▶ _Written request_:
Repeat the material verbatim. Images are excluded from the copy.

┄┄┄┄┄┄┄┄┄┄┄┄┄┄┄┄┄┄┄┄

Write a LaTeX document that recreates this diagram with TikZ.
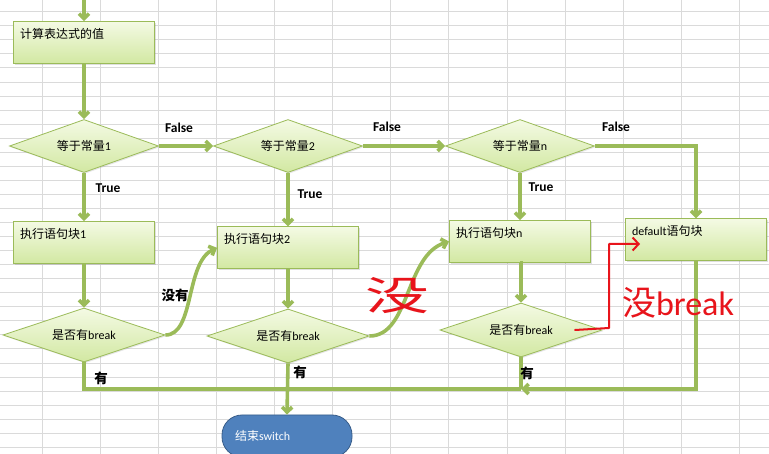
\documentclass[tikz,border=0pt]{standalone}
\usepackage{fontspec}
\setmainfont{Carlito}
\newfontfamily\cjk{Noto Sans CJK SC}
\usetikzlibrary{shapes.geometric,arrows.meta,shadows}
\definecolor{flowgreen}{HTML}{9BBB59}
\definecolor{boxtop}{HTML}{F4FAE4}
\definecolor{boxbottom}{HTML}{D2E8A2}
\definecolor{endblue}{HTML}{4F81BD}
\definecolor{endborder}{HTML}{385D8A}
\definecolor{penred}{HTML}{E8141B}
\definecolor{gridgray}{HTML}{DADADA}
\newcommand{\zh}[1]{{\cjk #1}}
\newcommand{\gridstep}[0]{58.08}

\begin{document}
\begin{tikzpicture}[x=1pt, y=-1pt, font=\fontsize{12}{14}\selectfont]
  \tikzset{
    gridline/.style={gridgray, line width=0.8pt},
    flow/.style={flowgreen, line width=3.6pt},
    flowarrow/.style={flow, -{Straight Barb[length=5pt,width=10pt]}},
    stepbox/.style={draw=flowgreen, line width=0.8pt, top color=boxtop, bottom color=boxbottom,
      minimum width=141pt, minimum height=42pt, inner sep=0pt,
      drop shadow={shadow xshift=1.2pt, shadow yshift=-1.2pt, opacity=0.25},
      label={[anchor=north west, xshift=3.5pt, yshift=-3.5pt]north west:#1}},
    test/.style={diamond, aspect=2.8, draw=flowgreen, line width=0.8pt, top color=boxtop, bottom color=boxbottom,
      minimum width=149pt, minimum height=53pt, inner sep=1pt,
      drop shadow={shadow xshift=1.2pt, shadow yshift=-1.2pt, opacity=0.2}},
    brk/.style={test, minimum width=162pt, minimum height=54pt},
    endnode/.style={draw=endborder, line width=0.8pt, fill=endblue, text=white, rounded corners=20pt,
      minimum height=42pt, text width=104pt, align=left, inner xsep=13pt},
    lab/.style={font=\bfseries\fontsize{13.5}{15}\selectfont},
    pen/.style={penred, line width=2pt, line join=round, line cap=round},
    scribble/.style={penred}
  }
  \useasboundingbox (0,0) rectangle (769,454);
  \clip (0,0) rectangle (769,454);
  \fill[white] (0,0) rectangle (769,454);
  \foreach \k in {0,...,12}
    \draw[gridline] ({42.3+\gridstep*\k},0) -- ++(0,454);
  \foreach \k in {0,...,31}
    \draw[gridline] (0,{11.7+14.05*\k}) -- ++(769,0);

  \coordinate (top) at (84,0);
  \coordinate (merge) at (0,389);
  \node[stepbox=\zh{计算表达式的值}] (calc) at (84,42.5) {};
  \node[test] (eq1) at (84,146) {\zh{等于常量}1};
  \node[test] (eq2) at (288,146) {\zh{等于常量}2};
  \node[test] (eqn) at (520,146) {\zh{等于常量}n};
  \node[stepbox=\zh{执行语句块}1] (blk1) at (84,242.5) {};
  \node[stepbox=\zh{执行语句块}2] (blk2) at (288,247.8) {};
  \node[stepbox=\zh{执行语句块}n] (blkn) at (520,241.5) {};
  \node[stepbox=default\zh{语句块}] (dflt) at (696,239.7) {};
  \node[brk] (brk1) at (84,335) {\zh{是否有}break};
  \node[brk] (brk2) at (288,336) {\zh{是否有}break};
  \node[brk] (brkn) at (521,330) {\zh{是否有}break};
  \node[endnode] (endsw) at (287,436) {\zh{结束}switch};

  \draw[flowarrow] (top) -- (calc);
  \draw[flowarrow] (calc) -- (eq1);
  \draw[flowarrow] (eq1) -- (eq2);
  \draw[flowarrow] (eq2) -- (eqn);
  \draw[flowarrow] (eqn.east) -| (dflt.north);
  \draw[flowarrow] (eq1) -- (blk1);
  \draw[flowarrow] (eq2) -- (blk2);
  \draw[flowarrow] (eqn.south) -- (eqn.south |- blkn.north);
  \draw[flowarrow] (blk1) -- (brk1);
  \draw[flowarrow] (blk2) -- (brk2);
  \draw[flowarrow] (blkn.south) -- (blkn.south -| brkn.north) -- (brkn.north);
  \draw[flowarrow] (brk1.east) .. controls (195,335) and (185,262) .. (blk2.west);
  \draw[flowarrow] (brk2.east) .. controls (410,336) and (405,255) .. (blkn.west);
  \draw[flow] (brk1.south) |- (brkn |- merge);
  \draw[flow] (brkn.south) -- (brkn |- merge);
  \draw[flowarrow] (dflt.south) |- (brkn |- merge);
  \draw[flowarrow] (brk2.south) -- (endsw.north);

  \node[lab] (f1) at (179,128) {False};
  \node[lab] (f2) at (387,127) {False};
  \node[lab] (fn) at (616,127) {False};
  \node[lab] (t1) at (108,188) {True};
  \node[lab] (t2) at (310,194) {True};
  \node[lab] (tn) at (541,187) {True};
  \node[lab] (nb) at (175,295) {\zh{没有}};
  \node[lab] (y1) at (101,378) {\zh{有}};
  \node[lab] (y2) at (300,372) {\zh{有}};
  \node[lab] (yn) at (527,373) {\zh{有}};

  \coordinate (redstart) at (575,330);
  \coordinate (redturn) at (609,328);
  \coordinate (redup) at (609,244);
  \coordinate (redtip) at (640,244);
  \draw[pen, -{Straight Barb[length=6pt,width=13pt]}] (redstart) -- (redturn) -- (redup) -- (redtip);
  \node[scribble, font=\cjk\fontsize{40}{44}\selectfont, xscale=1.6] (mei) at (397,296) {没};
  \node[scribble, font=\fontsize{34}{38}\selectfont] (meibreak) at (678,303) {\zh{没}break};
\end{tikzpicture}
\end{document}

┄┄┄┄┄┄┄┄┄┄┄┄┄┄┄┄┄┄┄┄

▶ _Solution to this exercise_:
Write a LaTeX document that recreates this diagram with TikZ.
\documentclass[tikz,border=0pt]{standalone}
\usepackage{fontspec}
\setmainfont{Carlito}
\newfontfamily\cjk{Noto Sans CJK SC}
\usetikzlibrary{shapes.geometric,arrows.meta,shadows}
\definecolor{flowgreen}{HTML}{9BBB59}
\definecolor{boxtop}{HTML}{F4FAE4}
\definecolor{boxbottom}{HTML}{D2E8A2}
\definecolor{endblue}{HTML}{4F81BD}
\definecolor{endborder}{HTML}{385D8A}
\definecolor{penred}{HTML}{E8141B}
\definecolor{gridgray}{HTML}{DADADA}
\newcommand{\zh}[1]{{\cjk #1}}
\newcommand{\gridstep}[0]{58.08}

\begin{document}
\begin{tikzpicture}[x=1pt, y=-1pt, font=\fontsize{12}{14}\selectfont]
  \tikzset{
    gridline/.style={gridgray, line width=0.8pt},
    flow/.style={flowgreen, line width=3.6pt},
    flowarrow/.style={flow, -{Straight Barb[length=5pt,width=10pt]}},
    stepbox/.style={draw=flowgreen, line width=0.8pt, top color=boxtop, bottom color=boxbottom,
      minimum width=141pt, minimum height=42pt, inner sep=0pt,
      drop shadow={shadow xshift=1.2pt, shadow yshift=-1.2pt, opacity=0.25},
      label={[anchor=north west, xshift=3.5pt, yshift=-3.5pt]north west:#1}},
    test/.style={diamond, aspect=2.8, draw=flowgreen, line width=0.8pt, top color=boxtop, bottom color=boxbottom,
      minimum width=149pt, minimum height=53pt, inner sep=1pt,
      drop shadow={shadow xshift=1.2pt, shadow yshift=-1.2pt, opacity=0.2}},
    brk/.style={test, minimum width=162pt, minimum height=54pt},
    endnode/.style={draw=endborder, line width=0.8pt, fill=endblue, text=white, rounded corners=20pt,
      minimum height=42pt, text width=104pt, align=left, inner xsep=13pt},
    lab/.style={font=\bfseries\fontsize{13.5}{15}\selectfont},
    pen/.style={penred, line width=2pt, line join=round, line cap=round},
    scribble/.style={penred}
  }
  \useasboundingbox (0,0) rectangle (769,454);
  \clip (0,0) rectangle (769,454);
  \fill[white] (0,0) rectangle (769,454);
  \foreach \k in {0,...,12}
    \draw[gridline] ({42.3+\gridstep*\k},0) -- ++(0,454);
  \foreach \k in {0,...,31}
    \draw[gridline] (0,{11.7+14.05*\k}) -- ++(769,0);

  \coordinate (top) at (84,0);
  \coordinate (merge) at (0,389);
  \node[stepbox=\zh{计算表达式的值}] (calc) at (84,42.5) {};
  \node[test] (eq1) at (84,146) {\zh{等于常量}1};
  \node[test] (eq2) at (288,146) {\zh{等于常量}2};
  \node[test] (eqn) at (520,146) {\zh{等于常量}n};
  \node[stepbox=\zh{执行语句块}1] (blk1) at (84,242.5) {};
  \node[stepbox=\zh{执行语句块}2] (blk2) at (288,247.8) {};
  \node[stepbox=\zh{执行语句块}n] (blkn) at (520,241.5) {};
  \node[stepbox=default\zh{语句块}] (dflt) at (696,239.7) {};
  \node[brk] (brk1) at (84,335) {\zh{是否有}break};
  \node[brk] (brk2) at (288,336) {\zh{是否有}break};
  \node[brk] (brkn) at (521,330) {\zh{是否有}break};
  \node[endnode] (endsw) at (287,436) {\zh{结束}switch};

  \draw[flowarrow] (top) -- (calc);
  \draw[flowarrow] (calc) -- (eq1);
  \draw[flowarrow] (eq1) -- (eq2);
  \draw[flowarrow] (eq2) -- (eqn);
  \draw[flowarrow] (eqn.east) -| (dflt.north);
  \draw[flowarrow] (eq1) -- (blk1);
  \draw[flowarrow] (eq2) -- (blk2);
  \draw[flowarrow] (eqn.south) -- (eqn.south |- blkn.north);
  \draw[flowarrow] (blk1) -- (brk1);
  \draw[flowarrow] (blk2) -- (brk2);
  \draw[flowarrow] (blkn.south) -- (blkn.south -| brkn.north) -- (brkn.north);
  \draw[flowarrow] (brk1.east) .. controls (195,335) and (185,262) .. (blk2.west);
  \draw[flowarrow] (brk2.east) .. controls (410,336) and (405,255) .. (blkn.west);
  \draw[flow] (brk1.south) |- (brkn |- merge);
  \draw[flow] (brkn.south) -- (brkn |- merge);
  \draw[flowarrow] (dflt.south) |- (brkn |- merge);
  \draw[flowarrow] (brk2.south) -- (endsw.north);

  \node[lab] (f1) at (179,128) {False};
  \node[lab] (f2) at (387,127) {False};
  \node[lab] (fn) at (616,127) {False};
  \node[lab] (t1) at (108,188) {True};
  \node[lab] (t2) at (310,194) {True};
  \node[lab] (tn) at (541,187) {True};
  \node[lab] (nb) at (175,295) {\zh{没有}};
  \node[lab] (y1) at (101,378) {\zh{有}};
  \node[lab] (y2) at (300,372) {\zh{有}};
  \node[lab] (yn) at (527,373) {\zh{有}};

  \coordinate (redstart) at (575,330);
  \coordinate (redturn) at (609,328);
  \coordinate (redup) at (609,244);
  \coordinate (redtip) at (640,244);
  \draw[pen, -{Straight Barb[length=6pt,width=13pt]}] (redstart) -- (redturn) -- (redup) -- (redtip);
  \node[scribble, font=\cjk\fontsize{40}{44}\selectfont, xscale=1.6] (mei) at (397,296) {没};
  \node[scribble, font=\fontsize{34}{38}\selectfont] (meibreak) at (678,303) {\zh{没}break};
\end{tikzpicture}
\end{document}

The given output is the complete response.